Deeply committed to the exchange of ideas with young scientists
With the reunification of Germany, the Institute was relocated to Berlin and Harris moved there too, with his wife and daughter. Since July 1993, his desk has stood in Office 321 of the DLR premises in Berlin-Adlershof. This is where the scientific papers and books pile up, the PC is always running, and where photos and posters record highlights of the last 30 years of astrophysics and planetary research.
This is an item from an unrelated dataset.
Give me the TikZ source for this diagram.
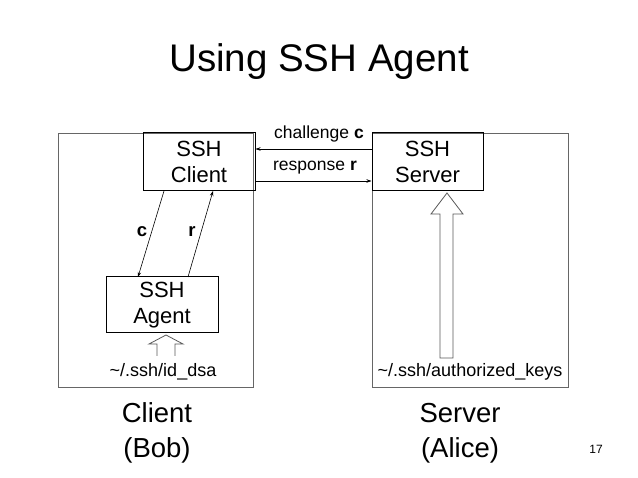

Harris is also deeply committed to sharing his knowledge with new talent in his field. He regularly assists doctoral students, and often has lunch with them to discuss their work. His calendar has a number of permanent fixtures and, alongside numerous international events and conferences, he makes it a point to attend the Asteroids, Comets, Meteors (ACM) conference convened every three years by the International Astronomical Union. At the 1999 ACM in Ithaca, in the US state of New York, the astrophysicist was awarded the industry's equivalent of a knighthood: Asteroid '(7737) Sirrah' – 'Harris' spelled backwards – was named after him. The name 'Harris' was already taken because Alan Harris, the DLR scientist has – and what a surprise this is – a colleague with the same name in the USA, also an astrophysicist with his name given to an asteroid. Then again, this DLR researcher has no problem coping with combinations of that kind. After all, he is accustomed to reaching for the stars.